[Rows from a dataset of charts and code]
_ _ _ _ _
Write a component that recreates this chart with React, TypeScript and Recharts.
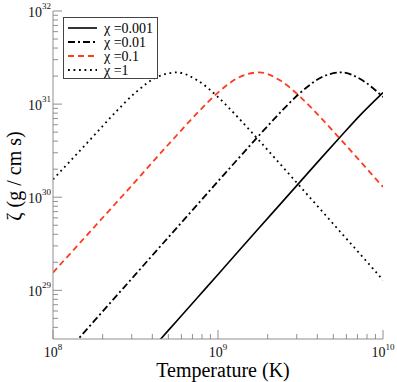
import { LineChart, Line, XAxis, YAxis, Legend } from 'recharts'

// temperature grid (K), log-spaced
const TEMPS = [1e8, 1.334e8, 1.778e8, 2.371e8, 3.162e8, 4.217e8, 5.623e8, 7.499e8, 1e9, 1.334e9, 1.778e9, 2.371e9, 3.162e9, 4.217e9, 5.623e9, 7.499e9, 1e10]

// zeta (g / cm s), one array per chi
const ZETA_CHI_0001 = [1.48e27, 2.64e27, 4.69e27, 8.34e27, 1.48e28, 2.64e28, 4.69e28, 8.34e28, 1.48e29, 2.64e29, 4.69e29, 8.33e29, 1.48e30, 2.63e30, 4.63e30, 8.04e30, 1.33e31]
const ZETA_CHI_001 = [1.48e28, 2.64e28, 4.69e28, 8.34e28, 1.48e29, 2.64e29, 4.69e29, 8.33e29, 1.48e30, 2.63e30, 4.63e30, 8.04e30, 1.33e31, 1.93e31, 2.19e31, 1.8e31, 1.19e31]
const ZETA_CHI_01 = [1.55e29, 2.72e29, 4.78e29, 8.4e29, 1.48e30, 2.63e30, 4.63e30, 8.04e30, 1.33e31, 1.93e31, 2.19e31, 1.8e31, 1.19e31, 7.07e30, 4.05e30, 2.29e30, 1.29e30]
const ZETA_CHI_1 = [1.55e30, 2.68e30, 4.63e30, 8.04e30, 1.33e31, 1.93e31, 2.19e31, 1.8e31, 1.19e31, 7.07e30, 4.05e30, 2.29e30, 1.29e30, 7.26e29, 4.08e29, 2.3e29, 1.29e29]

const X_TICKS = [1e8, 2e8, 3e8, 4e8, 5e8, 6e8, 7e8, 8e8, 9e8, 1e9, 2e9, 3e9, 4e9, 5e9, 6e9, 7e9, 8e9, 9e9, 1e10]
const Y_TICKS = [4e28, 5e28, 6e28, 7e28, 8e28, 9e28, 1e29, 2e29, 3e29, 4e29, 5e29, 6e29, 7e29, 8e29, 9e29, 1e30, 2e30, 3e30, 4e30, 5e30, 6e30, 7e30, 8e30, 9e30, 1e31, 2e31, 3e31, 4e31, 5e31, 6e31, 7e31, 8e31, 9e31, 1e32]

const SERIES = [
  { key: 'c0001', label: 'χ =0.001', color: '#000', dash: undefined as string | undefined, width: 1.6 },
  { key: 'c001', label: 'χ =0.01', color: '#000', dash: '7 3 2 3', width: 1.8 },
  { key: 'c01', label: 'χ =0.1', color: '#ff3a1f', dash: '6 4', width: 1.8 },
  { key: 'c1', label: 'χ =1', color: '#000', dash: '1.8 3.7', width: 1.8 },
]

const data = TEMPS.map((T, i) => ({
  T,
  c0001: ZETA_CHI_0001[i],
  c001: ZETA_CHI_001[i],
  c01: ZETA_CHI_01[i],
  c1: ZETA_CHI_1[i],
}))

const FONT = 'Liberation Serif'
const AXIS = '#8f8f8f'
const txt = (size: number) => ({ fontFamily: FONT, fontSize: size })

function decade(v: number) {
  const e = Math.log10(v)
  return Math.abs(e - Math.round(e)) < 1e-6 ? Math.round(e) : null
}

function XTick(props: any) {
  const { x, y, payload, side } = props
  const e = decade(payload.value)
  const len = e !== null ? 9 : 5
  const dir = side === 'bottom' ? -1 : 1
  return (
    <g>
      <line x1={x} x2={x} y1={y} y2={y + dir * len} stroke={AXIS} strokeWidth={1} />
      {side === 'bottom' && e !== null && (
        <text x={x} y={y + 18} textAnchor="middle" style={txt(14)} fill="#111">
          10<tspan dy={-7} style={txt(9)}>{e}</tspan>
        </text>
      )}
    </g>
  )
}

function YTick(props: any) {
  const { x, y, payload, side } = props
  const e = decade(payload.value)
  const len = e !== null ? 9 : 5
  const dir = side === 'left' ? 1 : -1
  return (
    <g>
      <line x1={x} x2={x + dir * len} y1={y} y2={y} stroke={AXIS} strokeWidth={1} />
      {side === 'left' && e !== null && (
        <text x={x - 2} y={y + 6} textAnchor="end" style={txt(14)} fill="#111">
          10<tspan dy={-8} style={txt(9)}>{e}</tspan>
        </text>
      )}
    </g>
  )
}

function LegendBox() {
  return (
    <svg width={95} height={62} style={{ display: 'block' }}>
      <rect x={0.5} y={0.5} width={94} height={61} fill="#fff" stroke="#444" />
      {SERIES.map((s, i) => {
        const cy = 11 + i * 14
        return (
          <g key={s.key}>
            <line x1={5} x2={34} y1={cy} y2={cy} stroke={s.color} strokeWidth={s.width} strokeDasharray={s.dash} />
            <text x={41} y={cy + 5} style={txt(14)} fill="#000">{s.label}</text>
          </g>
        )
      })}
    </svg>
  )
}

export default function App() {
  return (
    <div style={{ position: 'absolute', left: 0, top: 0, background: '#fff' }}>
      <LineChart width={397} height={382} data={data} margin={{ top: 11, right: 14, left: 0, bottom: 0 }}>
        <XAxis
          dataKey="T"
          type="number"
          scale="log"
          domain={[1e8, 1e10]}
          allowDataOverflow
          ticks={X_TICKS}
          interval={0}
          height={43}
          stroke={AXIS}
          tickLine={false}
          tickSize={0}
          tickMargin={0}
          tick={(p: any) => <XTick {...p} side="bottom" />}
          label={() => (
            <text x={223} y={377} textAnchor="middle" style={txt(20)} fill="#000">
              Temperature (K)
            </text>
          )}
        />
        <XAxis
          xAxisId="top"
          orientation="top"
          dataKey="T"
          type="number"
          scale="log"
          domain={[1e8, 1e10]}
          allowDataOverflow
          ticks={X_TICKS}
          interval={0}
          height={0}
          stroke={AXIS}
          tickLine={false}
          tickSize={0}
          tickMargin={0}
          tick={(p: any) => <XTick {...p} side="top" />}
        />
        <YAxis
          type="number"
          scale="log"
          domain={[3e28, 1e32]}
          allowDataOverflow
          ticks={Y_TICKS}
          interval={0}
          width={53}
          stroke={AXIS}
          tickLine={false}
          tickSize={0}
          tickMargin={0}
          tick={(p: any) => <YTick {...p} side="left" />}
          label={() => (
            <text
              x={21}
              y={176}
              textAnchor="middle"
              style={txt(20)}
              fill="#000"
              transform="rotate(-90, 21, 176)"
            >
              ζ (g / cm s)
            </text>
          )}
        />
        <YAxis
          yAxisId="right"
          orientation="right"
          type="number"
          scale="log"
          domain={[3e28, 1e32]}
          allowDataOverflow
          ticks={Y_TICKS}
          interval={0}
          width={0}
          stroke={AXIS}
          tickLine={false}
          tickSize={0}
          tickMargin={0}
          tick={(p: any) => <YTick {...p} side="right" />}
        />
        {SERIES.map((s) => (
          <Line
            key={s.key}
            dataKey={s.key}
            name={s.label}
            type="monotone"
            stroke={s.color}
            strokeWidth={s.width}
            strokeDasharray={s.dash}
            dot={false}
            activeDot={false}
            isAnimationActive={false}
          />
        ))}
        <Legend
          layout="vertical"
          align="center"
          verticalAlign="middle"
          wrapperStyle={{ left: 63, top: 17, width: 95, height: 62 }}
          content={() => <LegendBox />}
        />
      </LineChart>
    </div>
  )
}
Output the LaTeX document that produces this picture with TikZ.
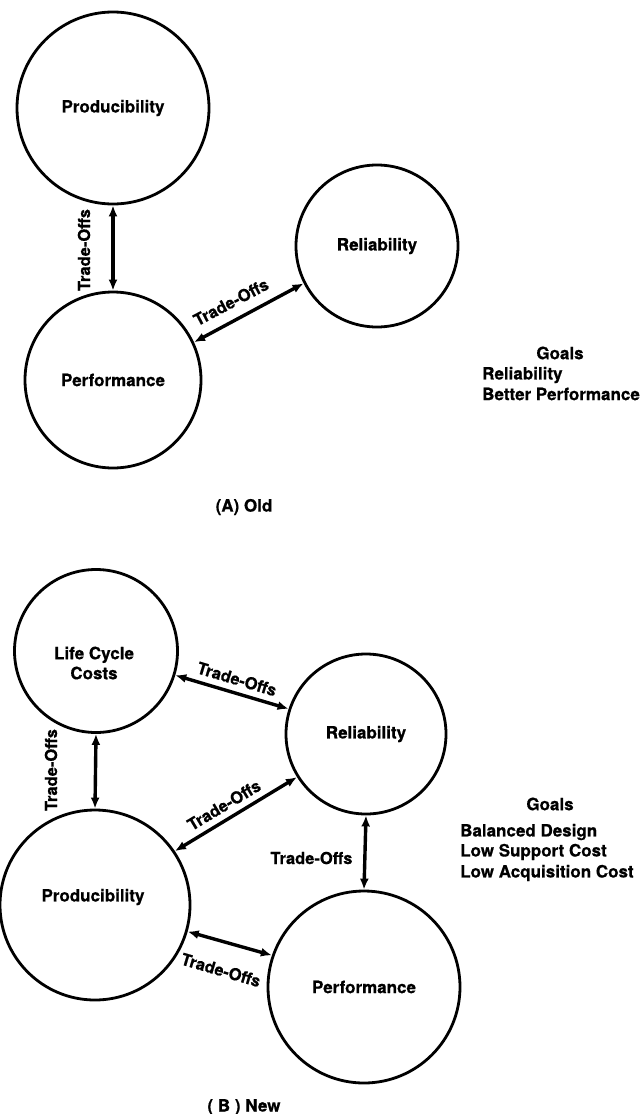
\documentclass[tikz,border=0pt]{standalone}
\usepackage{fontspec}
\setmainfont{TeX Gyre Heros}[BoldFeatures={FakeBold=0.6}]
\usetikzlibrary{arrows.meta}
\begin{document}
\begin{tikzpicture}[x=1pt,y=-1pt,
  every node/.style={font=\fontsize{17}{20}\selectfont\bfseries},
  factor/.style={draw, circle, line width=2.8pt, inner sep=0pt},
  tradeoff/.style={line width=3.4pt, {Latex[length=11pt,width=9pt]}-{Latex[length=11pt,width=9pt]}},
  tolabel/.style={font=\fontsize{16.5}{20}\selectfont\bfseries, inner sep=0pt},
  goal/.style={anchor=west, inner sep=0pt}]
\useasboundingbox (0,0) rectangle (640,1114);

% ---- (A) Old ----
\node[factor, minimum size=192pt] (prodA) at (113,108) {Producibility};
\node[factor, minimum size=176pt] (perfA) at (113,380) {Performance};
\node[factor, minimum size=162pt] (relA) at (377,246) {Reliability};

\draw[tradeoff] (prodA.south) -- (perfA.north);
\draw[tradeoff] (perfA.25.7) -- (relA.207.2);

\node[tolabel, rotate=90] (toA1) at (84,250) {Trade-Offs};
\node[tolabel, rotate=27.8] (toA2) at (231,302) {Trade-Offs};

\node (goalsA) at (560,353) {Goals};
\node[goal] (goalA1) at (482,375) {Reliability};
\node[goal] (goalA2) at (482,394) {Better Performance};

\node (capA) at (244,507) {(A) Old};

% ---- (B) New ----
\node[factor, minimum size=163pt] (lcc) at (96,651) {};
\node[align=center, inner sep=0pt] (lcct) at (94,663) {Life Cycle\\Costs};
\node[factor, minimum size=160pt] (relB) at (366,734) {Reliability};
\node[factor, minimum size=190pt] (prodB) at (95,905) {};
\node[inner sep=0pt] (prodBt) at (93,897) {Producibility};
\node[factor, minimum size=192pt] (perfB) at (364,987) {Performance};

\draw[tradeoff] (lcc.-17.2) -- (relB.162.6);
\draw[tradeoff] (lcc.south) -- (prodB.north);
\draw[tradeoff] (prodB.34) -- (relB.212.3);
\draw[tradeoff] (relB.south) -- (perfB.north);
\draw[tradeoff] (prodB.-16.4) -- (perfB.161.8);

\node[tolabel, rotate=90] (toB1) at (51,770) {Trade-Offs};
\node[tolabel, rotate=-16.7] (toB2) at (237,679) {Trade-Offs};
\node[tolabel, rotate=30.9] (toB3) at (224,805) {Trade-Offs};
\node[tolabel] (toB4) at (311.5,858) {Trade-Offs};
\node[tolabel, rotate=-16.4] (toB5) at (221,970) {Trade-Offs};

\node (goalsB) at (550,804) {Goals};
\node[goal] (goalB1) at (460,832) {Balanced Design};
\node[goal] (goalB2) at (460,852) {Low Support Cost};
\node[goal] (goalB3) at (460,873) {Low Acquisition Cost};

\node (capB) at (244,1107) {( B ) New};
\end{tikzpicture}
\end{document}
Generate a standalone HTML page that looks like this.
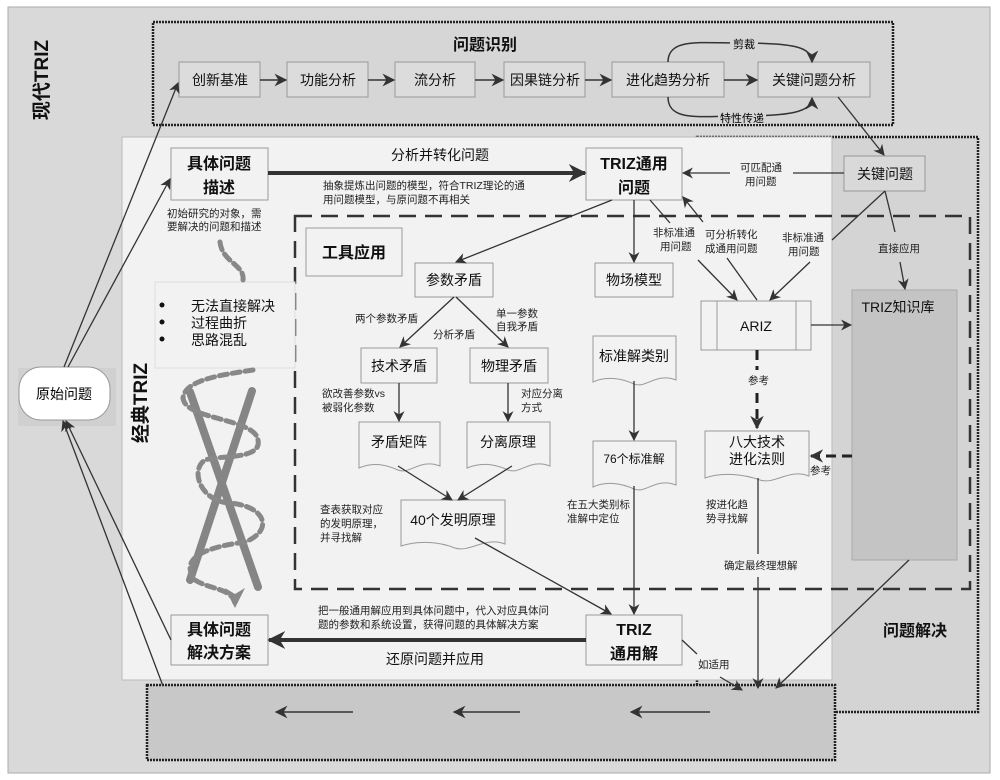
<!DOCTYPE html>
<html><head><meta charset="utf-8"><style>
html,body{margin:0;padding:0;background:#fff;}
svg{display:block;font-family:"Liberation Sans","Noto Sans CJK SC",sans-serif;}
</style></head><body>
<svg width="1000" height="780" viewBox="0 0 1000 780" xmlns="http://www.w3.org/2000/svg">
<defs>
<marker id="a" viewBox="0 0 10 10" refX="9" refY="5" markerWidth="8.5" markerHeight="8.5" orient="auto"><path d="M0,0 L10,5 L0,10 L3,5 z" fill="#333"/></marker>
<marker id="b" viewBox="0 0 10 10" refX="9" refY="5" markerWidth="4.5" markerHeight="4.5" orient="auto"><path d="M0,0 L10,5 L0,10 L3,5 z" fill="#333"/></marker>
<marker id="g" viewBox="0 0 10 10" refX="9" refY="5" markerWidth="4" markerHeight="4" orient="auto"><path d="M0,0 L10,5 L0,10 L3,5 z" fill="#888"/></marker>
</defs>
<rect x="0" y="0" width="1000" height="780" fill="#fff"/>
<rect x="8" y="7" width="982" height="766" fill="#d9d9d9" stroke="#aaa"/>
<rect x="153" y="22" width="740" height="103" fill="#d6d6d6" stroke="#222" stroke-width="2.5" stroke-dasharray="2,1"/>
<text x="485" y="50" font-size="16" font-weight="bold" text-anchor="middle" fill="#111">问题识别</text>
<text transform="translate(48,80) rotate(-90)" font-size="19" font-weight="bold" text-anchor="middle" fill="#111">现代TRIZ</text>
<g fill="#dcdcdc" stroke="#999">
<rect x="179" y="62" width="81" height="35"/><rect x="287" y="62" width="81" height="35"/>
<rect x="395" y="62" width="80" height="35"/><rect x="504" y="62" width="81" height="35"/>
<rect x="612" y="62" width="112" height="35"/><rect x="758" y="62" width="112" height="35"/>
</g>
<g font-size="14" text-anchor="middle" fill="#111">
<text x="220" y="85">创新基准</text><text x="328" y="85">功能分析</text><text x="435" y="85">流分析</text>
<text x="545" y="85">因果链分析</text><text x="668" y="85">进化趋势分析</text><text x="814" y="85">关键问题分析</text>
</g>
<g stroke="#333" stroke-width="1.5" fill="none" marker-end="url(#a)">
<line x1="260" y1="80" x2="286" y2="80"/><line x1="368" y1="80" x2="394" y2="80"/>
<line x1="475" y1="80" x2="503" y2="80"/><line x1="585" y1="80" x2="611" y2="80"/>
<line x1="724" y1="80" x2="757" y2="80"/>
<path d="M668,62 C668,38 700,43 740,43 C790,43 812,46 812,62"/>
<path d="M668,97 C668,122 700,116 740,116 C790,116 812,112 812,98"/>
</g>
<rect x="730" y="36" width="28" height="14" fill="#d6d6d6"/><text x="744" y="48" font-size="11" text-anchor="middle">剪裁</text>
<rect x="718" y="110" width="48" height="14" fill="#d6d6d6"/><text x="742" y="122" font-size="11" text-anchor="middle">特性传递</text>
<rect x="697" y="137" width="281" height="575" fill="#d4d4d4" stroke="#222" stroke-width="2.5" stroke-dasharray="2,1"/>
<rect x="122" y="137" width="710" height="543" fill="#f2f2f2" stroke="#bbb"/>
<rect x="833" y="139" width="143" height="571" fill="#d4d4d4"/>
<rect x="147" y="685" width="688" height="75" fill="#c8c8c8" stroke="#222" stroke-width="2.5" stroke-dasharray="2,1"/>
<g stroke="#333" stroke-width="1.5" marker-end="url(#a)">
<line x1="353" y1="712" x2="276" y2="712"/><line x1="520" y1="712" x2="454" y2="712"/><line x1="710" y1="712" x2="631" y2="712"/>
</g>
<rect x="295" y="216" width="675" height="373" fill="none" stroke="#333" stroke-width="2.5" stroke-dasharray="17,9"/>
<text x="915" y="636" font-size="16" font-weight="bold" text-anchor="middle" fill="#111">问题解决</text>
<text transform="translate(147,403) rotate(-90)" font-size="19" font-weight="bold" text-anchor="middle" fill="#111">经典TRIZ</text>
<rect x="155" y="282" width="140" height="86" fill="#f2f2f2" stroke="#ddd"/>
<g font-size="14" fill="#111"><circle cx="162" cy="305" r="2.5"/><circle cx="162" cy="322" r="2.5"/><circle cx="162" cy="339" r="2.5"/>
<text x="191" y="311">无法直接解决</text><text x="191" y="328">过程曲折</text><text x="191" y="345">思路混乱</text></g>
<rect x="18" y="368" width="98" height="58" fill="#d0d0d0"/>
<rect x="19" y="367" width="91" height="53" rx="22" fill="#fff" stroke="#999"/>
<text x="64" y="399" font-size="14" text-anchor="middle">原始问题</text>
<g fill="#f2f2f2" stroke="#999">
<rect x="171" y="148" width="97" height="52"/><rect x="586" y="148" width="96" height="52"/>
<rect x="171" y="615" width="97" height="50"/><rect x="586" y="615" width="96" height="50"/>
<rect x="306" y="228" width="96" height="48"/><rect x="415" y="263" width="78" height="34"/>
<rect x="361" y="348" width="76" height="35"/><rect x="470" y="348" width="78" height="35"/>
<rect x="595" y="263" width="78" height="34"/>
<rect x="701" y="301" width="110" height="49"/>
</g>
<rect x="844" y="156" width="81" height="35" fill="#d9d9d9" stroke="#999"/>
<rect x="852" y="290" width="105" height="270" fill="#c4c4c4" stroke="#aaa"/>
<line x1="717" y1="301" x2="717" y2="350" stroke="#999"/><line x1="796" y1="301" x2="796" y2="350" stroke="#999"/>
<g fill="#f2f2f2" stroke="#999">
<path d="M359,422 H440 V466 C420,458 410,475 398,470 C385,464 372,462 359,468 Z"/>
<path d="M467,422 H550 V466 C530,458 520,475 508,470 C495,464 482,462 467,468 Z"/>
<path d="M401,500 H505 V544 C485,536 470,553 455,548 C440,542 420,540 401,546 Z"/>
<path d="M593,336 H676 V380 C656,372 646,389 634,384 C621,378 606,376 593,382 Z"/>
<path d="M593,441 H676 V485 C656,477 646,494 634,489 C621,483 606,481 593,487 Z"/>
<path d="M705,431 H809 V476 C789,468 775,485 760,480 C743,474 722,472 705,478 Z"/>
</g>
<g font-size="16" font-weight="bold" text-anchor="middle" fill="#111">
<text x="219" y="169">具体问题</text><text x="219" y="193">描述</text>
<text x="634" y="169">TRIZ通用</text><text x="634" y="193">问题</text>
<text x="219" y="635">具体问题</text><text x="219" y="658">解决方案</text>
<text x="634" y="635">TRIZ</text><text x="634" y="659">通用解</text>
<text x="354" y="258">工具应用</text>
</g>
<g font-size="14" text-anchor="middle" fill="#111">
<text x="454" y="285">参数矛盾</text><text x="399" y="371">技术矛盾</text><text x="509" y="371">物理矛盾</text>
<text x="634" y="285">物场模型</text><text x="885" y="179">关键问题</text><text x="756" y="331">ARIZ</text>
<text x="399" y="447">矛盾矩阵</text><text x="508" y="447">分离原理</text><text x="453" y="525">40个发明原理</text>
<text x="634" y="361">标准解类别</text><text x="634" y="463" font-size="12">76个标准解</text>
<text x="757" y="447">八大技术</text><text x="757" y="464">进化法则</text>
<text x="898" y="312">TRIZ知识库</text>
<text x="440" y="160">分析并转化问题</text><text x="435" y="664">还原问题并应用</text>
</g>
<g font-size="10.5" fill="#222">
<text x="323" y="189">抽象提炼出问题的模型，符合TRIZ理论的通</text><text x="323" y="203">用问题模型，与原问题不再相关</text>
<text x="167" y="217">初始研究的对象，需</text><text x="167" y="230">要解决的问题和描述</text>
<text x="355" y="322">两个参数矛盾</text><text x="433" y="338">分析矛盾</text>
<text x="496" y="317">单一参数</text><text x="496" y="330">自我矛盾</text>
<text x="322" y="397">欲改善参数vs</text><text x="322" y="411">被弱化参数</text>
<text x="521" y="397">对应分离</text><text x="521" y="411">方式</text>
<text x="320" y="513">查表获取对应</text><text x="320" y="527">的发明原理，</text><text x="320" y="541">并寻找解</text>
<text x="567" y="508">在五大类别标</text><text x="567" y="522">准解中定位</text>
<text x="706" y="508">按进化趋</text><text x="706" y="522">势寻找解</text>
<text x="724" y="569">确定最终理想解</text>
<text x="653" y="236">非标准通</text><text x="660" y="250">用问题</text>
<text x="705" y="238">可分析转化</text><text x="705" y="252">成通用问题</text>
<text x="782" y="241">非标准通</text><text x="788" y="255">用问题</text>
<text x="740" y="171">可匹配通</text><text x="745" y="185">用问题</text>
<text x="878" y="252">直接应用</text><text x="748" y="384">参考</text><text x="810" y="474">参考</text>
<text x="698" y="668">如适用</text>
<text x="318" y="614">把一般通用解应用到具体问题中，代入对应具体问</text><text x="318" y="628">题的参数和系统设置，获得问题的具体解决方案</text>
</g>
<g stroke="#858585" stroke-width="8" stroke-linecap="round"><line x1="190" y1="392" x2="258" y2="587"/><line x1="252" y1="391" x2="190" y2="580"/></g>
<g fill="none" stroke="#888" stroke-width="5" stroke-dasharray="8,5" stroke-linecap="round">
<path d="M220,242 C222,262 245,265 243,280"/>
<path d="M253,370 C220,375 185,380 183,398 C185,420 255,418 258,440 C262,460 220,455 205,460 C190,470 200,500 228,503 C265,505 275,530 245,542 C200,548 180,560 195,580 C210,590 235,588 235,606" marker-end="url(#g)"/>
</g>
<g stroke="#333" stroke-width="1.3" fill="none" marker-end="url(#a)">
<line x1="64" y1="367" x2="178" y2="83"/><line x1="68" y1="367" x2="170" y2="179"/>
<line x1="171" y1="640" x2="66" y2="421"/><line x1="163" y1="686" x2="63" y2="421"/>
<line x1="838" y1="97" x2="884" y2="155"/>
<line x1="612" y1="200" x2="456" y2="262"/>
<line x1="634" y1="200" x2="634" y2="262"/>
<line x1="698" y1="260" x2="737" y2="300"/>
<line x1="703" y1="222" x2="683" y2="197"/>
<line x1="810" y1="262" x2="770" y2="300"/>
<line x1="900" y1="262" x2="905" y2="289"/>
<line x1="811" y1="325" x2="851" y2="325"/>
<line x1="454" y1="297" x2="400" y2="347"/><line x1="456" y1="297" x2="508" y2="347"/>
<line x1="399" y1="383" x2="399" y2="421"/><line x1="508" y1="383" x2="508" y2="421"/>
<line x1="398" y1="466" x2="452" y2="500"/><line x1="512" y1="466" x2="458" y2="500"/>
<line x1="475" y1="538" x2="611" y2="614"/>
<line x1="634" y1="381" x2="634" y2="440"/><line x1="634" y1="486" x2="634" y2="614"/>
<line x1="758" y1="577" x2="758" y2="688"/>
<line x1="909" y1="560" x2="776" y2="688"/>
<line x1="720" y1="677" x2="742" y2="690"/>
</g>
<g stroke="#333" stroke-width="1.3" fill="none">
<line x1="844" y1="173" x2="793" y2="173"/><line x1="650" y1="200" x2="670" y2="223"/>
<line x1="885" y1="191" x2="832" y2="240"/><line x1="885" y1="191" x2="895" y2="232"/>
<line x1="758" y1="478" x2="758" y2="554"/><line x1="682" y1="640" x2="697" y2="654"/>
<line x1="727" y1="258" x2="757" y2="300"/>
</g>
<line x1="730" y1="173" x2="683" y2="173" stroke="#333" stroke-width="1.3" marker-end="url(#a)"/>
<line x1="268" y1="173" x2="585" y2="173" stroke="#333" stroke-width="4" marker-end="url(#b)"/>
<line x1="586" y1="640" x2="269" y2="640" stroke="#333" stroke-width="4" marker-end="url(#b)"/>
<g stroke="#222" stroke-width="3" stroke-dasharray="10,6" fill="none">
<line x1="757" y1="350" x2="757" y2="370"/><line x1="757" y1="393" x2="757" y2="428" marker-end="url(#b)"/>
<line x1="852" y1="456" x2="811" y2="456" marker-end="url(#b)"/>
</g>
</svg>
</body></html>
_ _ _ _ _
Retype only the lines above from the one with "Output the LaTeX" through the one with "(capA) at (244,507)", exactly and with both ends. Images stay out.

Output the LaTeX document that produces this picture with TikZ.
\documentclass[tikz,border=0pt]{standalone}
\usepackage{fontspec}
\setmainfont{TeX Gyre Heros}[BoldFeatures={FakeBold=0.6}]
\usetikzlibrary{arrows.meta}
\begin{document}
\begin{tikzpicture}[x=1pt,y=-1pt,
  every node/.style={font=\fontsize{17}{20}\selectfont\bfseries},
  factor/.style={draw, circle, line width=2.8pt, inner sep=0pt},
  tradeoff/.style={line width=3.4pt, {Latex[length=11pt,width=9pt]}-{Latex[length=11pt,width=9pt]}},
  tolabel/.style={font=\fontsize{16.5}{20}\selectfont\bfseries, inner sep=0pt},
  goal/.style={anchor=west, inner sep=0pt}]
\useasboundingbox (0,0) rectangle (640,1114);

% ---- (A) Old ----
\node[factor, minimum size=192pt] (prodA) at (113,108) {Producibility};
\node[factor, minimum size=176pt] (perfA) at (113,380) {Performance};
\node[factor, minimum size=162pt] (relA) at (377,246) {Reliability};

\draw[tradeoff] (prodA.south) -- (perfA.north);
\draw[tradeoff] (perfA.25.7) -- (relA.207.2);

\node[tolabel, rotate=90] (toA1) at (84,250) {Trade-Offs};
\node[tolabel, rotate=27.8] (toA2) at (231,302) {Trade-Offs};

\node (goalsA) at (560,353) {Goals};
\node[goal] (goalA1) at (482,375) {Reliability};
\node[goal] (goalA2) at (482,394) {Better Performance};

\node (capA) at (244,507) {(A) Old};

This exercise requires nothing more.